Question

Find intervals where the graph of $$F(x)=\int_{0}^{x} e^{-t^{2}} d t$$ is concave up and concave down.

Answer

**step1** Understanding the problem

The problem asks us to determine the intervals where the graph of the function $$F(x)=\int_{0}^{x} e^{-t^{2}} d t$$ is concave up and concave down. Concavity is determined by the sign of the second derivative of the function.

**step2** Finding the first derivative

To find the first derivative of $$F(x)=\int_{0}^{x} e^{-t^{2}} d t$$, we apply the Fundamental Theorem of Calculus, which states that if $$F(x)=\int_{a}^{x} f(t) d t$$, then $$F'(x)=f(x)$$.
In this case, $$f(t) = e^{-t^2}$$.
Therefore, the first derivative is $$F'(x) = e^{-x^2}$$.

**step3** Finding the second derivative

Next, we need to find the second derivative, $$F''(x)$$, by differentiating $$F'(x)$$.
$$F''(x) = \frac{d}{dx} (e^{-x^2})$$
Using the chain rule, we differentiate the exponential function and then multiply by the derivative of its exponent.
The derivative of $$-x^2$$ with respect to $$x$$ is $$-2x$$.
So, $$F''(x) = e^{-x^2} \cdot (-2x) = -2x e^{-x^2}$$.

**step4** Finding potential inflection points

To find the intervals of concavity, we need to determine where $$F''(x) > 0$$ (concave up) and $$F''(x) < 0$$ (concave down). First, we find the points where $$F''(x) = 0$$ or where it is undefined.
Set $$F''(x) = 0$$:
$$-2x e^{-x^2} = 0$$
Since $$e^{-x^2}$$ is always positive for all real values of $$x$$ (as any exponential function with a positive base is always positive), the only way for the product to be zero is if $$-2x = 0$$.
This implies $$x = 0$$.
The second derivative $$F''(x)$$ is defined for all real $$x$$. So, $$x=0$$ is the only potential inflection point, which divides the real number line into two intervals: $$(-\infty, 0)$$ and $$(0, \infty)$$.

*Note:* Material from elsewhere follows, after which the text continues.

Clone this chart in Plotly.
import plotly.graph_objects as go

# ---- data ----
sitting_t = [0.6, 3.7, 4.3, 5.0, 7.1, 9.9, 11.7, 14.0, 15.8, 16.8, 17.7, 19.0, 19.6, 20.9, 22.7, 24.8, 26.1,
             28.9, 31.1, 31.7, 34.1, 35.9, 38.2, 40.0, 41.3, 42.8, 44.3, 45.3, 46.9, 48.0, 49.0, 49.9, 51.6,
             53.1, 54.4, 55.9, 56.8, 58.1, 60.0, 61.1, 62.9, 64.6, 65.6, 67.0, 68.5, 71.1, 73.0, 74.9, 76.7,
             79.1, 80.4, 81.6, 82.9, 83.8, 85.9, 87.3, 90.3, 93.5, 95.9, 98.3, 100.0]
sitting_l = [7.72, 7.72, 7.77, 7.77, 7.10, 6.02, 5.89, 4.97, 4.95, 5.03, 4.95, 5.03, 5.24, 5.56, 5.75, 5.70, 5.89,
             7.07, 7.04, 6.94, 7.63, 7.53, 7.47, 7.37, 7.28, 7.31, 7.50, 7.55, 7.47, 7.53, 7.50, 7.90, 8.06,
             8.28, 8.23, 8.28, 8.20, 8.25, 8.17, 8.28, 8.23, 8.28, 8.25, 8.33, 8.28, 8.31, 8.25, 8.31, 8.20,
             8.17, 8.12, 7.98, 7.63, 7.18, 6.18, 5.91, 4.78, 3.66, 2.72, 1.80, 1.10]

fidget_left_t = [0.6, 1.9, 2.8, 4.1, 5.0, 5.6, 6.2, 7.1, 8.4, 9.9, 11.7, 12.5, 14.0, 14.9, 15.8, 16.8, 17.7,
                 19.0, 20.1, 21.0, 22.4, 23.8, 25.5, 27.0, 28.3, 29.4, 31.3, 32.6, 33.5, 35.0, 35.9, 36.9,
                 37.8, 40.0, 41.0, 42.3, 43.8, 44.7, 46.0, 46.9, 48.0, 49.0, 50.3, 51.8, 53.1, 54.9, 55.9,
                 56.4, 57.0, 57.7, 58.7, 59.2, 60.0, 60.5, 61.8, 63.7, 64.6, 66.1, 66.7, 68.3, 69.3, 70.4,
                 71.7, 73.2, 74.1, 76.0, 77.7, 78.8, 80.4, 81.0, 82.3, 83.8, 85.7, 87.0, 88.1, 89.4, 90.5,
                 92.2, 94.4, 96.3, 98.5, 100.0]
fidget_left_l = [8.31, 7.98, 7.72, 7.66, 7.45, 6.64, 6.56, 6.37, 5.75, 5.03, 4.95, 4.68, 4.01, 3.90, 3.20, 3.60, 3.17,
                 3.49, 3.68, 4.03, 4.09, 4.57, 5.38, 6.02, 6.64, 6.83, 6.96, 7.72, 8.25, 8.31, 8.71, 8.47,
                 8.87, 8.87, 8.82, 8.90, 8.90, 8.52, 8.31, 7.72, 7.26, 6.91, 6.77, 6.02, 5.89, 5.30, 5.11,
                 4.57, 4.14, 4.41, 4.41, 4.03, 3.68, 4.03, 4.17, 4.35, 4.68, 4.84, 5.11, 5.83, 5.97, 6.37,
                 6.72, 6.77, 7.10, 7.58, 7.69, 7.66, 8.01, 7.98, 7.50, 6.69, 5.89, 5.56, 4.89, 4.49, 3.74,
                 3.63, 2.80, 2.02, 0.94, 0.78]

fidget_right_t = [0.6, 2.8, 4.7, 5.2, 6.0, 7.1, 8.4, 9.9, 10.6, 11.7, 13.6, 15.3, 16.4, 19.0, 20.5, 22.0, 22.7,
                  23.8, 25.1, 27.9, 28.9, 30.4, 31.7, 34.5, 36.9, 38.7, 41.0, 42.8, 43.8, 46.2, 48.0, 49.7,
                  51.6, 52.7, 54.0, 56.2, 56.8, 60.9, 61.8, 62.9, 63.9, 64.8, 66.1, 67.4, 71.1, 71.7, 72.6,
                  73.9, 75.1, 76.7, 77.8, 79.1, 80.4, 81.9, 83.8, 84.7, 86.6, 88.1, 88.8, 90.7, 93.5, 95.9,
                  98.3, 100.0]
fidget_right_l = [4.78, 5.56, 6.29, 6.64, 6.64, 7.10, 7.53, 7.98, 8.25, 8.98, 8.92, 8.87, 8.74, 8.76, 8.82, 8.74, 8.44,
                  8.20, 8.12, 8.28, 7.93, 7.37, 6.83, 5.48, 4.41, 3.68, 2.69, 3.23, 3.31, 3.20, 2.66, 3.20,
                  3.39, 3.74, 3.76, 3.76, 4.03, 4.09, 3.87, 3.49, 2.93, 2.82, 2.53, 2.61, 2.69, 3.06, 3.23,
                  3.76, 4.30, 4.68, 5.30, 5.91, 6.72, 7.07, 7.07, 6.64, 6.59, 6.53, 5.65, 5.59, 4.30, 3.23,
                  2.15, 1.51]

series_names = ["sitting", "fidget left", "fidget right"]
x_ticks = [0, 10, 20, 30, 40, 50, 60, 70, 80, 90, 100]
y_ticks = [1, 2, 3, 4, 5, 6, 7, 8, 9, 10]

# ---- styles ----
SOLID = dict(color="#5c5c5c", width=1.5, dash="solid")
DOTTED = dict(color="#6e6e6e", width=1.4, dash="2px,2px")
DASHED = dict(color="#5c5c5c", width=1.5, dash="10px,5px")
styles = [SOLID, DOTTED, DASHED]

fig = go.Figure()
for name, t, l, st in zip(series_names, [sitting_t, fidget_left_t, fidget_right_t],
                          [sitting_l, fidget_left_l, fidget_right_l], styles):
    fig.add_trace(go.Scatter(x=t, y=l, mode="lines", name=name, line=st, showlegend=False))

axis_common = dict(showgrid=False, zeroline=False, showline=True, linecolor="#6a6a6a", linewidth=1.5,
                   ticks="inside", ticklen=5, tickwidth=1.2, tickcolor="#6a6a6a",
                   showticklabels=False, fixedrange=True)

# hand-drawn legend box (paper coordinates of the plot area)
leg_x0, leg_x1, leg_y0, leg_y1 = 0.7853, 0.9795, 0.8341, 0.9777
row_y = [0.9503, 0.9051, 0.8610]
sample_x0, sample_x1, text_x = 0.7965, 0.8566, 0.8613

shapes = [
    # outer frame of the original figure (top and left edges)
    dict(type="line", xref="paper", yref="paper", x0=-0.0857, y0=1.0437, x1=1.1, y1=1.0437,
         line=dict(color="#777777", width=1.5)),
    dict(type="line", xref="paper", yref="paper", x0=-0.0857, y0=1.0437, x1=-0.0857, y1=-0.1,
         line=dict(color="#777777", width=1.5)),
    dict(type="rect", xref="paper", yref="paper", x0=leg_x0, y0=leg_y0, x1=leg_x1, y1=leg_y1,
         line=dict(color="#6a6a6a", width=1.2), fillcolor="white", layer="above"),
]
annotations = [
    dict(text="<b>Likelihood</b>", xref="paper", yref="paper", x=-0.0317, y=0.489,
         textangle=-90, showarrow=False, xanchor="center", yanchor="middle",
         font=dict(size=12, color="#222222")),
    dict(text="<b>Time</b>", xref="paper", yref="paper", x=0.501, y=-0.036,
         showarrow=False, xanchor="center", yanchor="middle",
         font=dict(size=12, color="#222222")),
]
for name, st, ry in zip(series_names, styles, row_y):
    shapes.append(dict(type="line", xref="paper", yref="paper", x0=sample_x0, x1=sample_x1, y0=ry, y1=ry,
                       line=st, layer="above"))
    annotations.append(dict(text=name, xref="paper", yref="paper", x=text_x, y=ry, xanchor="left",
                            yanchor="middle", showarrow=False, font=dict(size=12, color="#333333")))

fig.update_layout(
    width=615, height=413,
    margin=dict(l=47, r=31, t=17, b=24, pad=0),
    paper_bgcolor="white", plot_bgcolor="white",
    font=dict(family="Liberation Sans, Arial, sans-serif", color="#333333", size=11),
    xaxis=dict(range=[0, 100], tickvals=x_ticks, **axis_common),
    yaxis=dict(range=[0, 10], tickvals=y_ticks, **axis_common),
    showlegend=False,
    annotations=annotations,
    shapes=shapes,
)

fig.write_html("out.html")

**step5** Determining concavity in the first interval

We choose a test value in the interval $$(-\infty, 0)$$, for example, $$x = -1$$.
Substitute $$x = -1$$ into $$F''(x)$$:
$$F''(-1) = -2(-1) e^{-(-1)^2} = 2 e^{-1} = \frac{2}{e}$$
Since $$e \approx 2.718$$, $$F''(-1) = \frac{2}{e}$$ is a positive value ($$2/e > 0$$).
Therefore, $$F''(x) > 0$$ for all $$x$$ in the interval $$(-\infty, 0)$$.
This means the graph of $$F(x)$$ is concave up on $$(-\infty, 0)$$.

**step6** Determining concavity in the second interval

We choose a test value in the interval $$(0, \infty)$$, for example, $$x = 1$$.
Substitute $$x = 1$$ into $$F''(x)$$:
$$F''(1) = -2(1) e^{-(1)^2} = -2 e^{-1} = -\frac{2}{e}$$
Since $$e \approx 2.718$$, $$F''(1) = -\frac{2}{e}$$ is a negative value ($$-2/e < 0$$).
Therefore, $$F''(x) < 0$$ for all $$x$$ in the interval $$(0, \infty)$$.
This means the graph of $$F(x)$$ is concave down on $$(0, \infty)$$.

**step7** Stating the final answer

Based on our analysis:
The graph of $$F(x)$$ is concave up on the interval $$(-\infty, 0)$$.
The graph of $$F(x)$$ is concave down on the interval $$(0, \infty)$$.